In addressing the plaintiff's claim for lost anticipated profits, the court determined that such damages were inherently speculative. It reasoned that since no LDA was ever executed, it was impossible to ascertain what profits the plaintiff might have realized had the negotiations resulted in a finalized agreement. The court explained that contract damages typically aim to restore the injured party to the position they would have been in had the contract been performed. However, in this case, there was no actual contract to enforce, making it unfeasible to calculate lost profits based on a hypothetical scenario. The court further stated that allowing the plaintiff to recover for anticipated profits would effectively transform the exclusive negotiation agreement into a binding contract, which was not the intent of the parties involved. The speculative nature of the damages claimed was a critical factor in the court's reasoning.

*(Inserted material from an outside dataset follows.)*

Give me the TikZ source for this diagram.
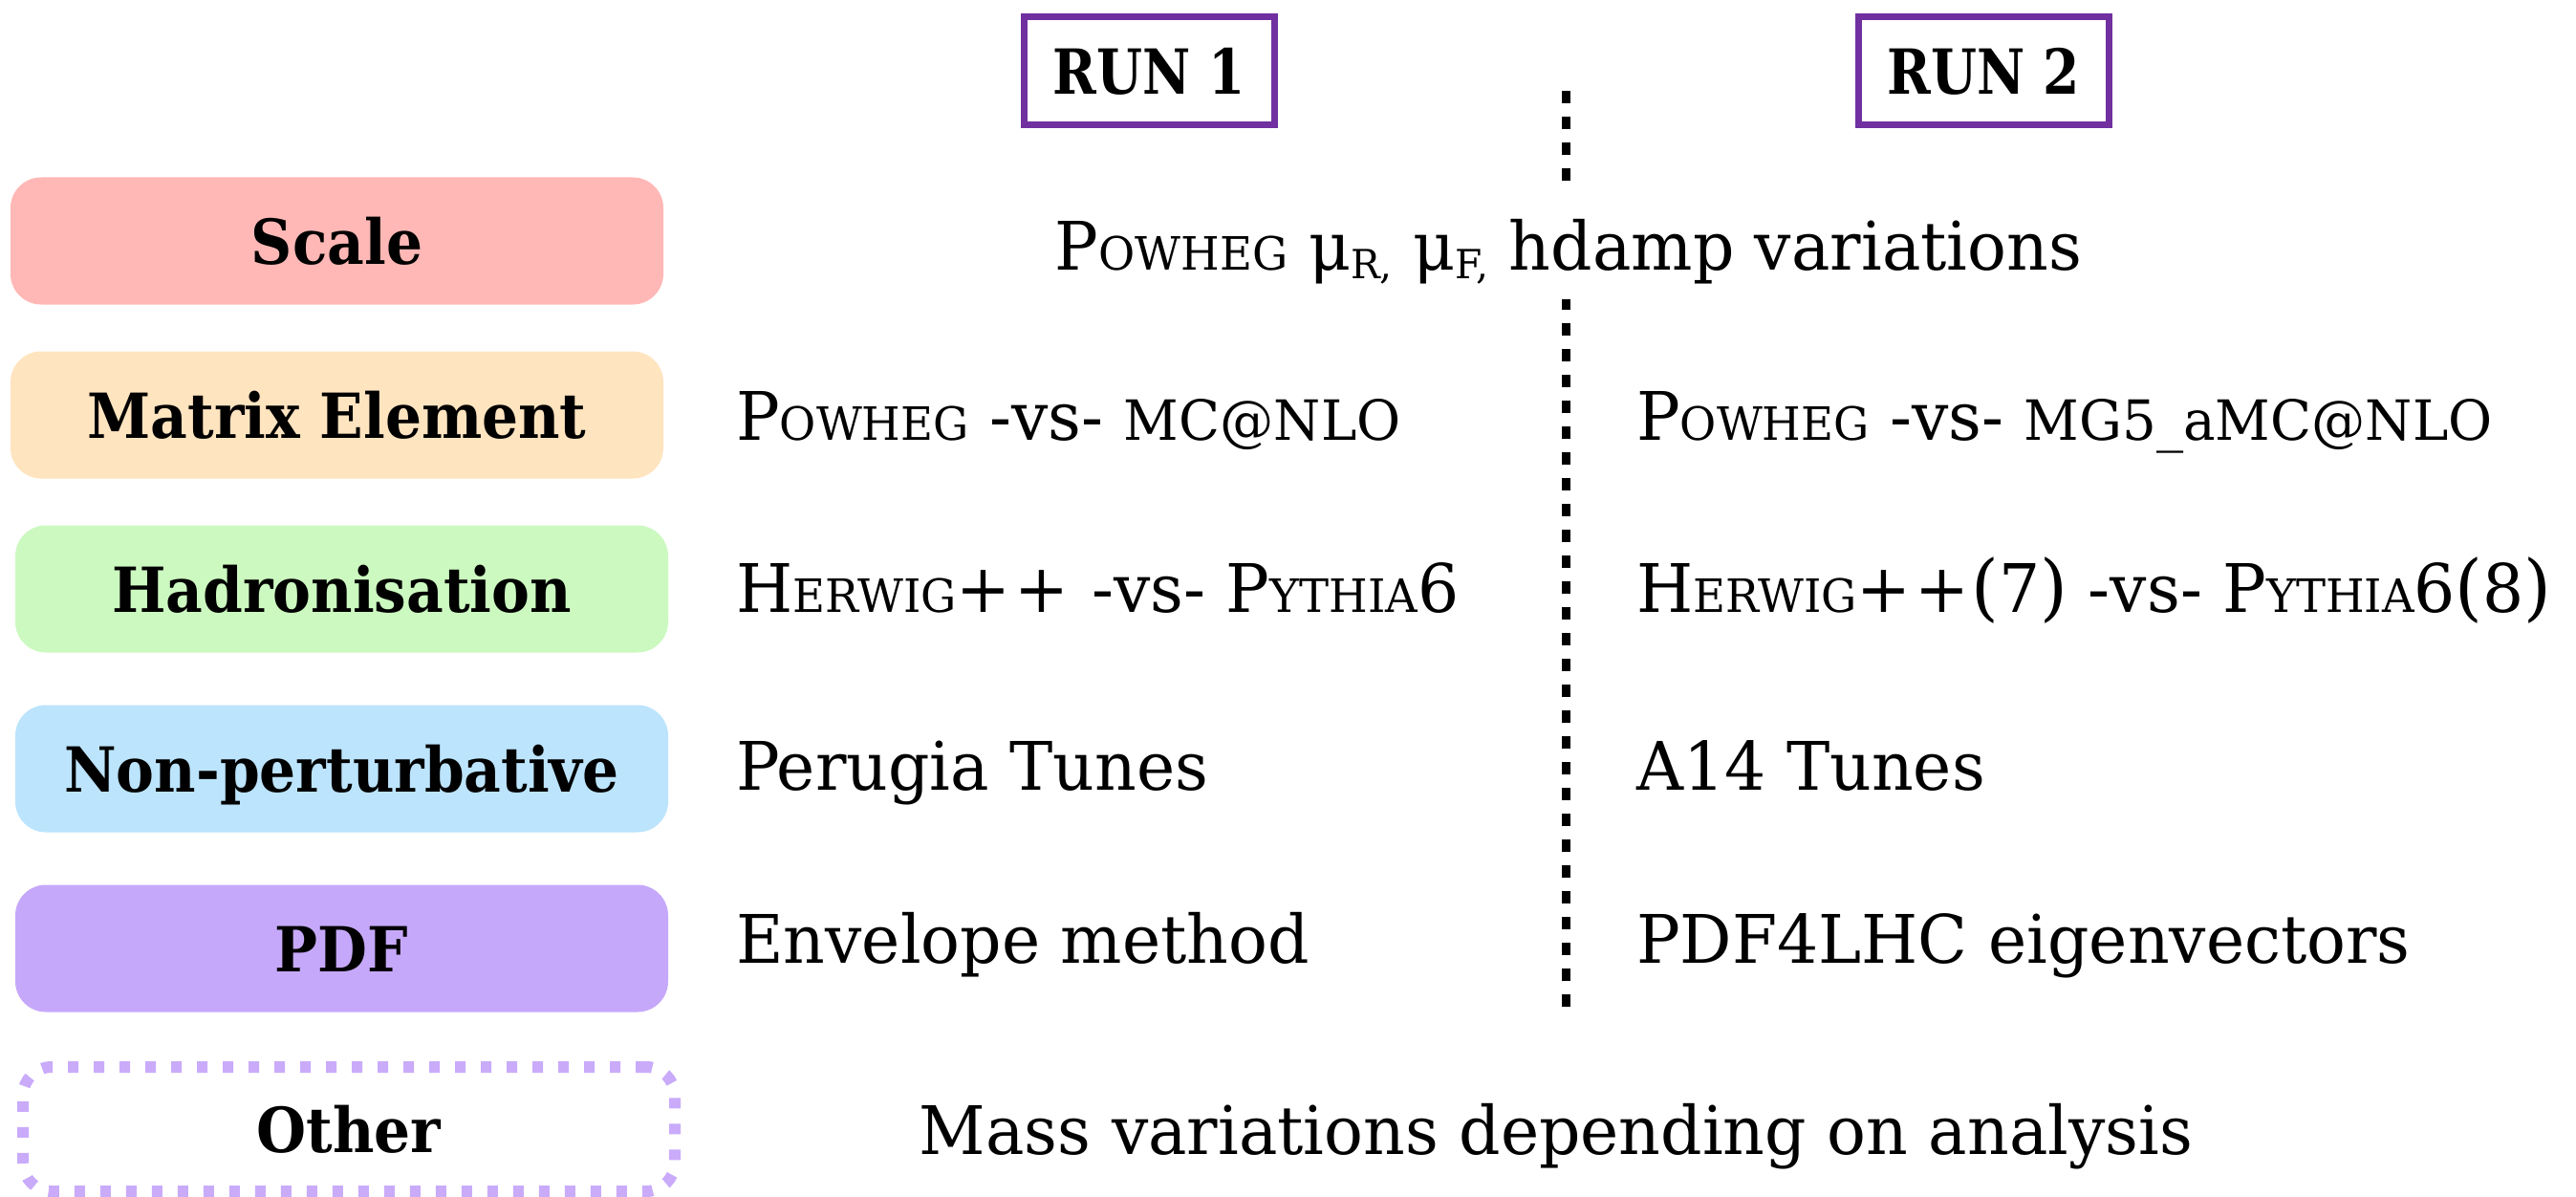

Legal Precedents and Principles

The court referenced established legal principles, particularly the Hadley v. Baxendale rule, which states that a party can only recover damages that were reasonably foreseeable at the time the contract was made. It applied this principle to argue that lost profits from a non-existent LDA could not be deemed foreseeable damages arising from the negotiation agreements. The court highlighted that the agreements were terminable by the City and that any future profits hinged on multiple layers of governmental approvals that were uncertain. The court cited prior case law, including Kenford Co. v. County of Erie, to illustrate that allowing recovery for anticipated profits in such circumstances would lead to an illogical outcome. The court concluded that the arrangements made by the parties did not support the notion that lost profits were within the reasonable contemplation of the parties when they entered into the agreements.

Implications of Liability

The court was concerned about the implications of allowing recovery for lost profits under the circumstances of this case. It reasoned that if the plaintiff were allowed to claim $800 million in lost profits based on the hypothetical success of the proposed developments, it would effectively hold the City liable as a guarantor for profits that were never realized. This would create an unreasonable risk for the City, as it had not agreed to a binding contract that guaranteed such outcomes. The court maintained that the City should not be responsible for profits from projects that it had not committed to undertake. It underscored that the negotiation agreements merely allowed for discussions and did not imply that the City had relinquished its discretion regarding the final decision on the LDA. The court's analysis indicated a strong reluctance to impose liability for speculative future profits that were not guaranteed by a formal contract.

Conclusion of the Court

Ultimately, the court concluded that the plaintiff could not recover damages for lost anticipated profits stemming from the City's termination of the negotiation rights. It held that the plaintiff's claims were not supported by the nature of the agreements, which were limited to good faith negotiations without any binding contract. The court's decision reaffirmed the principle that damages must be grounded in actual contractual obligations rather than speculative future profits. By reversing the Appellate Division's ruling, the court reinstated the IAS Court's decision, which permitted recovery only for out-of-pocket expenses but dismissed the claims for lost profits. The ruling underscored the importance of clear contractual terms and the necessity for a binding agreement to support claims for substantial financial damages.